After Piha, i had another dinner with Keith and i went home and shower and took my time getting ready. The walk to the harbour was interesting but the weather was too cold for us to continue. We ended up ordering a pizza and eating in. Frank came to get the keys from me around 10pm. He’s becoming a great friend and flatmate. When he took the keys from me, he asked what time i’ll be coming home. I told him around midnight or so. Then he asked “ is someone walking you home?” I never thought of even asking Keith to walk me home because it wasn’t that far of a walk home from where i was at. I mumbled something that sounded like a yes and when i related that to Keith and he said that of course he wasn’t going to let me walk home alone. I am feeling more and more comfortable staying at the apartment. Frank has never made me feel other than comfy since the very first day i moved in. He’s alright.
That night was my 2nd late night out. The first was when i had coffee at Starbucks with a lovely couple and they walked me home at around midnight. That night when i reached home, H called to wish me and we chatted for a bit. I miss him so much. Hannah sang to me happy birthday twice. She said she made me a card. She asked me whether the kiwis celebrate Halloween. I told her that maybe. Then she said she wants to go as a Goth girl. Her exact words “ i want to be a Goth girl mummy”. I said” Goth?” She said “ yeah..black lipstick, black nail polish, black dress..everything black”. I said “ why baby?, why don’t you be a princess and i can be your queen and abah your king”. She said “ that’s ok too but if i go as a Goth girl, what would you be mummy?” I said” hmm....maybe a witch?” Then we laughed. I painfully miss her. There’s this aching pain in my heart literally every time when my thoughts linger to her. I need to hold her and hug her really close till i can feel her heartbeat and she can feel mine. Soon that day will come. I pray to GOD that it will..
On my birthday, i was suppose to have lunch at Mission Bay alone. But since Keith was around, he said he’ll go with me. Surprisingly i had my mind set of being alone on my birthday that i felt more comfortable by myself than with company. That was why i took my time i guess. I went to the office for awhile to do some reading in the morning and i saw, Zoe, terry’s friend. She’s friendly and chirpy. She wish me happy birthday and we chatted for a bit. I left the office around 3pm and instead of going to pick up Keith and go straight to Mission Bay. I went shopping instead. I bought a really nice summer dress. It’s blue with small white flowers, a couple of jackets (they were on sale) and i was famish so i decided to stop by a small cafe to have a quick late lunch. I had lunch around 4pm. It was really satisfying. I had a wonderful liberating time by myself. Then i went to this soap shop called lush. Everything smells wonderful there. They sell handmade soaps and the ingredients are mostly natural. I bought something for Irene there. The girl who was helping me was pretty and friendly. We chatted for a bit when she was wrapping Irene’s present. After that i went to my Keith’s place, took a breather then off we went to Mission Bay.

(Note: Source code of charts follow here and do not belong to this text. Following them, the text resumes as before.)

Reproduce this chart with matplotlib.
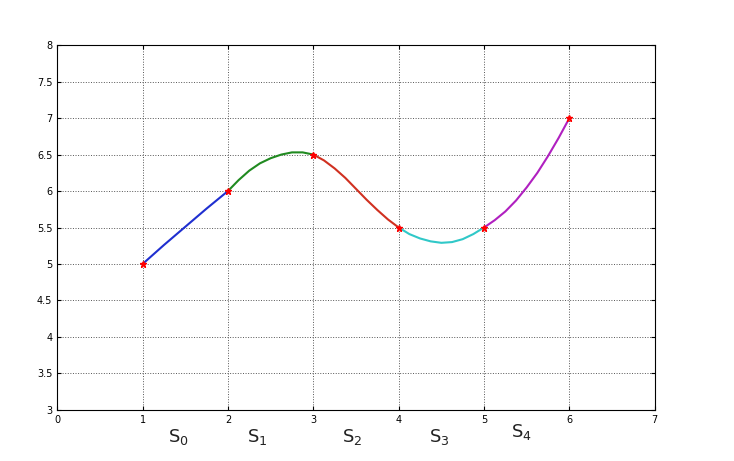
import matplotlib
matplotlib.use("Agg")
import matplotlib.pyplot as plt

knot_x = [1, 2, 3, 4, 5, 6]
knot_y = [5, 6, 6.5, 5.5, 5.5, 7]

# curve samples, one list per segment
seg_x = [
    [1, 1.25, 1.5, 1.75, 2],
    [2, 2.125, 2.25, 2.375, 2.5, 2.625, 2.75, 2.875, 3],
    [3, 3.125, 3.25, 3.375, 3.5, 3.625, 3.75, 3.875, 4],
    [4, 4.125, 4.25, 4.375, 4.5, 4.625, 4.75, 4.875, 5],
    [5, 5.125, 5.25, 5.375, 5.5, 5.625, 5.75, 5.875, 6],
]
seg_y = [
    [5, 5.26, 5.51, 5.76, 6],
    [6, 6.15, 6.28, 6.38, 6.45, 6.50, 6.53, 6.53, 6.5],
    [6.5, 6.42, 6.31, 6.18, 6.03, 5.88, 5.74, 5.61, 5.5],
    [5.5, 5.41, 5.35, 5.31, 5.29, 5.30, 5.34, 5.41, 5.5],
    [5.5, 5.6, 5.72, 5.87, 6.05, 6.25, 6.48, 6.73, 7],
]
seg_colors = ["#1f2fd0", "#208a20", "#d03020", "#30c8c8", "#b020c0"]
seg_labels = ["$\\mathrm{S_0}$", "$\\mathrm{S_1}$", "$\\mathrm{S_2}$", "$\\mathrm{S_3}$", "$\\mathrm{S_4}$"]
label_x = [1.42, 2.34, 3.45, 4.48, 5.44]
label_y = [-0.075, -0.075, -0.075, -0.075, -0.06]

fig = plt.figure(figsize=(7.34, 4.61), dpi=100)
ax = fig.add_axes([0.078, 0.111, 0.814, 0.791])
for xs, ys, c in zip(seg_x, seg_y, seg_colors):
    ax.plot(xs, ys, color=c, lw=1.5)
ax.plot(knot_x, knot_y, "*", color="red", ms=5)

ax.set_xlim(0, 7)
ax.set_ylim(3, 8)
ax.set_xticks(range(0, 8))
ax.set_yticks([3 + 0.5 * i for i in range(11)])
ax.set_yticklabels(["3", "3.5", "4", "4.5", "5", "5.5", "6", "6.5", "7", "7.5", "8"])
ax.tick_params(direction="in", labelsize=7, length=3, top=True, right=True)
ax.grid(True, linestyle=":", color="#555555", lw=0.7)

for lx, ly, t in zip(label_x, label_y, seg_labels):
    ax.text(lx, ly, t, transform=ax.get_xaxis_transform(), fontsize=13,
            ha="center", va="center", color="#222222")

fig.savefig("out.png")
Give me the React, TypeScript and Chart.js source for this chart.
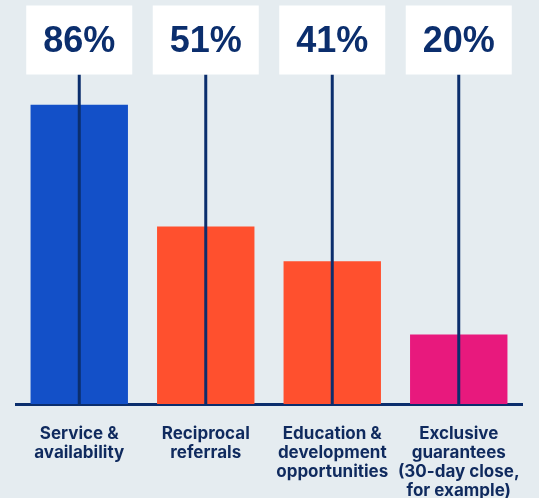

Mission bay...aaahhh...a good decision. It’s beautiful, peaceful and serves great fish and chips. There are only about 10 stores there and we had a great dinner. H asked me to order some nice drinks since it’s an occasion. We did and Keith knows wine and I told him i like the sweet ones. He ordered a chardonnay but I wanted the red. Keith asked the waitress to bring the bottle out. She did and after tracing at the description of the wine, Keith told the waitress that i won’t like the wine. I ended having his Chardonnay. It was a relaxing and nice dinner. We went home around 8.30pm. Our desserts were two yummy hot chocolate. It was a cold night.
That was it. My days...celebrating me. It was nice and fun. It could have been better if i’m home with my H and hannah. But you can’t have everything you want. I received a lot of wishes via phone calls,sms, facebook and emails. All very heartwarming. I thank god for a loving family and good friends.
Happy birthday to me!Chao! I'll upload the photos later.